The input:
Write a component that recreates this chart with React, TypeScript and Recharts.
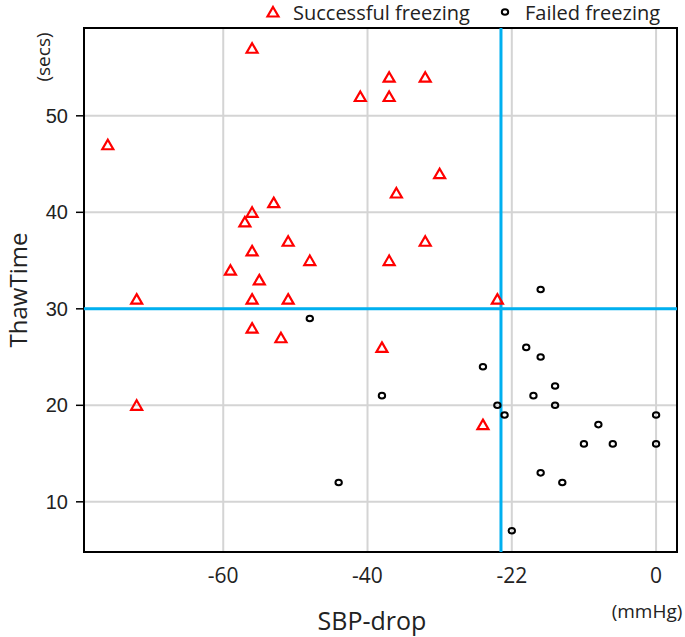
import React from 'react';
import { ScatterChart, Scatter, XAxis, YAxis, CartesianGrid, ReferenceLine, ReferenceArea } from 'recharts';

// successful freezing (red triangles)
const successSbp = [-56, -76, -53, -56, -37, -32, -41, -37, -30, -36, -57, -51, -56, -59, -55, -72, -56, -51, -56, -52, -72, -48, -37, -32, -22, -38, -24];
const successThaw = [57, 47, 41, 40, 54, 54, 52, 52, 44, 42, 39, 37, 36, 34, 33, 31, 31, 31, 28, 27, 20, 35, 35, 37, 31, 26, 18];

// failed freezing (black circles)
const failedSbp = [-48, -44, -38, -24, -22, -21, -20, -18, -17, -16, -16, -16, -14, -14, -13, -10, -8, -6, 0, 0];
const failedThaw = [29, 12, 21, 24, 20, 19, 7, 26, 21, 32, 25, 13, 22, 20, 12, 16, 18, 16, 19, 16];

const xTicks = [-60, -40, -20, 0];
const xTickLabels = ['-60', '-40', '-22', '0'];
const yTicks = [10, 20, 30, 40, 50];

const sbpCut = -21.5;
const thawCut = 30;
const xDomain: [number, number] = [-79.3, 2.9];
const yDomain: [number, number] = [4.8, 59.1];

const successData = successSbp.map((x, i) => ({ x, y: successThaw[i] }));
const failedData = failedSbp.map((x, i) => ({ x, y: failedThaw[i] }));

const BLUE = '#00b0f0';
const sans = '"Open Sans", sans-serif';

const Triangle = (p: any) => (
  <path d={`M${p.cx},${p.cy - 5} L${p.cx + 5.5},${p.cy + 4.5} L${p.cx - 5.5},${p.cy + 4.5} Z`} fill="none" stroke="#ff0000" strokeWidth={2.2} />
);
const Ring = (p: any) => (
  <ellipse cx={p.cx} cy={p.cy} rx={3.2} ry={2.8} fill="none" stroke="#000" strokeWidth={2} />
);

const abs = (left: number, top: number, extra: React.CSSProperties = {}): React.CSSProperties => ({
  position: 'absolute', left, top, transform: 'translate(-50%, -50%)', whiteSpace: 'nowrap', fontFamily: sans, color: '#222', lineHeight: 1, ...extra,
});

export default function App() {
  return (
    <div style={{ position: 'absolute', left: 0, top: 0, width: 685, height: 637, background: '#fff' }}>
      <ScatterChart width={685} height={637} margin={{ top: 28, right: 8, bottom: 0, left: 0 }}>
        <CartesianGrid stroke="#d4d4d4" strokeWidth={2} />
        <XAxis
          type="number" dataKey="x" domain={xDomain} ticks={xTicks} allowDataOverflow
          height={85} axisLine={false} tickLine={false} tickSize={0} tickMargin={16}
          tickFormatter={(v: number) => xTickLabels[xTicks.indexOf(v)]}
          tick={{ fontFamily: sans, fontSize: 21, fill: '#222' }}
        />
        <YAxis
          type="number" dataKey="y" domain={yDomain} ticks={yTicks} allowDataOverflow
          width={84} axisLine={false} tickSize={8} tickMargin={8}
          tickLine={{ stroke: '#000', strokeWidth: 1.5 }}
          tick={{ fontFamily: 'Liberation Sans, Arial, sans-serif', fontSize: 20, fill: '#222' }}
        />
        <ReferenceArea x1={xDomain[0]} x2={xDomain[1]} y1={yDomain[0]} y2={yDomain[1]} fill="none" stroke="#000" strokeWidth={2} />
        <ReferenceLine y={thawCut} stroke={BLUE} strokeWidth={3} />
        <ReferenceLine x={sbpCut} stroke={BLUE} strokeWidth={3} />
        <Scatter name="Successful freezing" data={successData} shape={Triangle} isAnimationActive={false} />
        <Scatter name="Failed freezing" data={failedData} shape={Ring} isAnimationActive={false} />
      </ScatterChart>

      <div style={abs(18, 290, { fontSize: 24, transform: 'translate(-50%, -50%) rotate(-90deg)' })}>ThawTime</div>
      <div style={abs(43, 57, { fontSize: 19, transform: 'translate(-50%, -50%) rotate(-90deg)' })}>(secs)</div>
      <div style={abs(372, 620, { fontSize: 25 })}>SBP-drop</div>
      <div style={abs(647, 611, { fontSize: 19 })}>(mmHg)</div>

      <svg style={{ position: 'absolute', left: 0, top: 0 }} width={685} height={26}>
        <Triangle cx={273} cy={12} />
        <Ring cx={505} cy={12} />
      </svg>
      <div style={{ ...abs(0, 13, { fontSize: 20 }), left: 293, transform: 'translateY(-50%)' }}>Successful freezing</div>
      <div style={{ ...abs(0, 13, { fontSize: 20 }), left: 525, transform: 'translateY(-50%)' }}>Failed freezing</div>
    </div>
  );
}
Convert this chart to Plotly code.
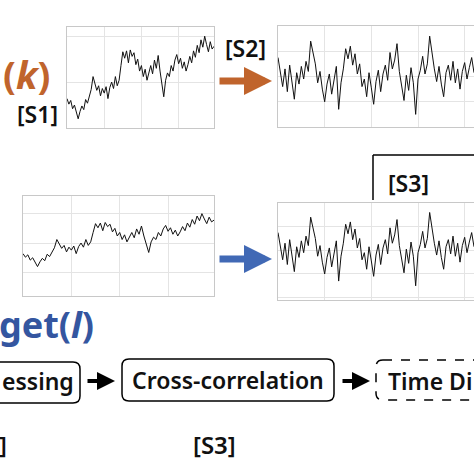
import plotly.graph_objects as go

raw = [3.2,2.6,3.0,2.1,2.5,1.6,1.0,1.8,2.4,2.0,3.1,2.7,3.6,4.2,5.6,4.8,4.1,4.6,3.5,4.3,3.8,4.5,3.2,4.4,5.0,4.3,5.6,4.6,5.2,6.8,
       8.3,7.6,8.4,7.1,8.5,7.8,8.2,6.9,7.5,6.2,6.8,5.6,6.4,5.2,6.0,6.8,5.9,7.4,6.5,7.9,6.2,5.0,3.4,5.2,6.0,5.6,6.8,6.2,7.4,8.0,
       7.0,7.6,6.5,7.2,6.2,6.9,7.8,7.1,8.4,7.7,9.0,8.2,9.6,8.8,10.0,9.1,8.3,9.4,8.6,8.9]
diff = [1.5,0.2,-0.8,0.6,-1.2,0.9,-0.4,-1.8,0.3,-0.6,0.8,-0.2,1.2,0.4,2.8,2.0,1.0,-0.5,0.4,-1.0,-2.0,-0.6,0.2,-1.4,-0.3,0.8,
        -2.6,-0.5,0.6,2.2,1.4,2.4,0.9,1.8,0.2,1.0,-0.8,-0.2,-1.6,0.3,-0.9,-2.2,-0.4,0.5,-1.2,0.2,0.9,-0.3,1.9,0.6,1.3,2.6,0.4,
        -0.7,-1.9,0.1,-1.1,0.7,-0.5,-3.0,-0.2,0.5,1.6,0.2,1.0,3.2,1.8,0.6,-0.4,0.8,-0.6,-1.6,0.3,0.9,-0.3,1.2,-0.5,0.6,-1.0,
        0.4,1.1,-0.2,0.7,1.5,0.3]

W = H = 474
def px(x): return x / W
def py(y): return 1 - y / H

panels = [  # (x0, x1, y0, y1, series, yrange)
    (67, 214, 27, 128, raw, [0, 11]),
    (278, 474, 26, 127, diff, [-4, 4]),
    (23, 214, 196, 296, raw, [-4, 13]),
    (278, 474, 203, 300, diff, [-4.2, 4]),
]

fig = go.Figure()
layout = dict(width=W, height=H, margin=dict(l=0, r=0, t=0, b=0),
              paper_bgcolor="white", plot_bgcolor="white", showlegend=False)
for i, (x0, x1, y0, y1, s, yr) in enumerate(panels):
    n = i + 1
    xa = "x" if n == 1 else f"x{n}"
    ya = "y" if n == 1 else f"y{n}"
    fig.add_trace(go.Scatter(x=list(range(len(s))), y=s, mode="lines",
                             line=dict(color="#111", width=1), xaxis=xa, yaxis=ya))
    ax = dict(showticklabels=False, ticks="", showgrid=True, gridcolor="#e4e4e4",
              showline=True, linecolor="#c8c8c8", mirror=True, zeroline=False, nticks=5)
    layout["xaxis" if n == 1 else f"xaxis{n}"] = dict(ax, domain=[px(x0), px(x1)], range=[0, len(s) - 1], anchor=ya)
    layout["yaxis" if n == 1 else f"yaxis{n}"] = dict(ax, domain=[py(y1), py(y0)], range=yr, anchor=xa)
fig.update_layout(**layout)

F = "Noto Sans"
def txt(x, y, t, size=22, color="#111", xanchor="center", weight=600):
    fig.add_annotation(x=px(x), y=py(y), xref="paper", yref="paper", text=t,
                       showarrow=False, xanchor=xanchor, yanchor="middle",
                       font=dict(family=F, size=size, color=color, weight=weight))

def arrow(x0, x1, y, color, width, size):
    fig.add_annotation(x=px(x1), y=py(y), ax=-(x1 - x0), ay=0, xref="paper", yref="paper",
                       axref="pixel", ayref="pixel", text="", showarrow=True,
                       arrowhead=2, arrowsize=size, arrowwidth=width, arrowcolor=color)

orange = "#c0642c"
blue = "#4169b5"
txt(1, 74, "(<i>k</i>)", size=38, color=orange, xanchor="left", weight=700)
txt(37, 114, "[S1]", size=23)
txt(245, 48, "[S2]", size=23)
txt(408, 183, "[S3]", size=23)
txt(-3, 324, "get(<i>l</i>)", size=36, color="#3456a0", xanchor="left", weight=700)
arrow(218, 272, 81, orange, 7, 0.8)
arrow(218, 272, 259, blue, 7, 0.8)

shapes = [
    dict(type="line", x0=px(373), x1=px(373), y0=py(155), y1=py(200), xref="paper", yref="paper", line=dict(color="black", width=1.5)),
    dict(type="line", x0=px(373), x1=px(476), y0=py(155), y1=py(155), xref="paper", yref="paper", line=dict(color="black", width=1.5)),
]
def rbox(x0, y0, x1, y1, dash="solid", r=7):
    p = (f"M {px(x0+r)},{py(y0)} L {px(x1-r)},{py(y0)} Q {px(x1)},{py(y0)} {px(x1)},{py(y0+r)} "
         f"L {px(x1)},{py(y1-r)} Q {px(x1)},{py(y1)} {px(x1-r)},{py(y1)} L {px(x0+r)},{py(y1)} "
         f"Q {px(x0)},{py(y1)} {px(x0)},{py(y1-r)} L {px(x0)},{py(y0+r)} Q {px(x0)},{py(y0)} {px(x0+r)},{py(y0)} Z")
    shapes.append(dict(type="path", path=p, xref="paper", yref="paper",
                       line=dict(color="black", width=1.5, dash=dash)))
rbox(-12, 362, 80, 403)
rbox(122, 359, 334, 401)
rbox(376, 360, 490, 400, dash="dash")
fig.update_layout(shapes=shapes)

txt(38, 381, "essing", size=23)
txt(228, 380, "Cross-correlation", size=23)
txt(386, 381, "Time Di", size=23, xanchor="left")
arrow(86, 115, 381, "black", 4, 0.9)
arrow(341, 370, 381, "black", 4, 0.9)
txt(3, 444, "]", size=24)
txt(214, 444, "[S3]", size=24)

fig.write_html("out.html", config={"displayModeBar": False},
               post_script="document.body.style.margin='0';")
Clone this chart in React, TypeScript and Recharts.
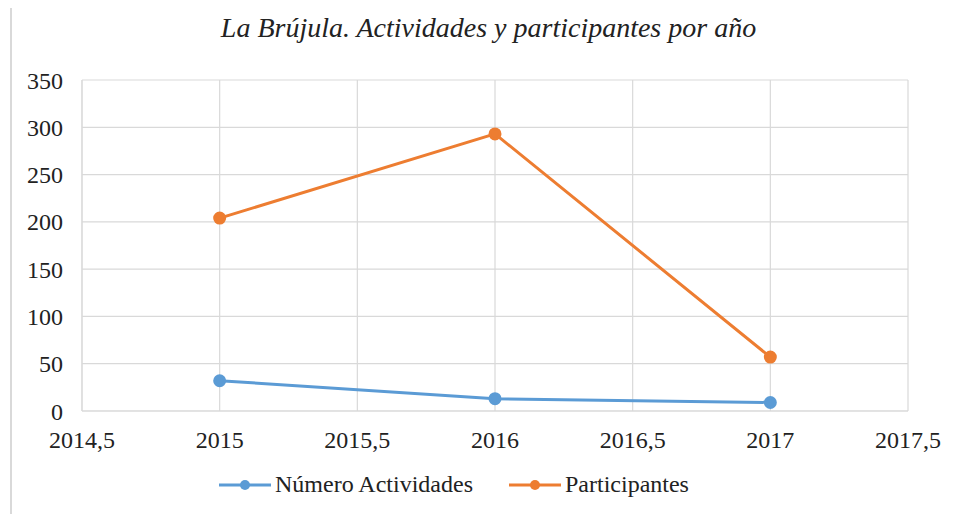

Your objective: Starting at the first line of the entries, restate word for word everything through the line that holds "CartesianGrid, ReferenceLine, ReferenceArea", both ends included, but omit any pictures.

Result of the exercise:
Write a component that recreates this chart with React, TypeScript and Recharts.
import React from 'react';
import { ScatterChart, Scatter, XAxis, YAxis, CartesianGrid, ReferenceLine, ReferenceArea } from 'recharts';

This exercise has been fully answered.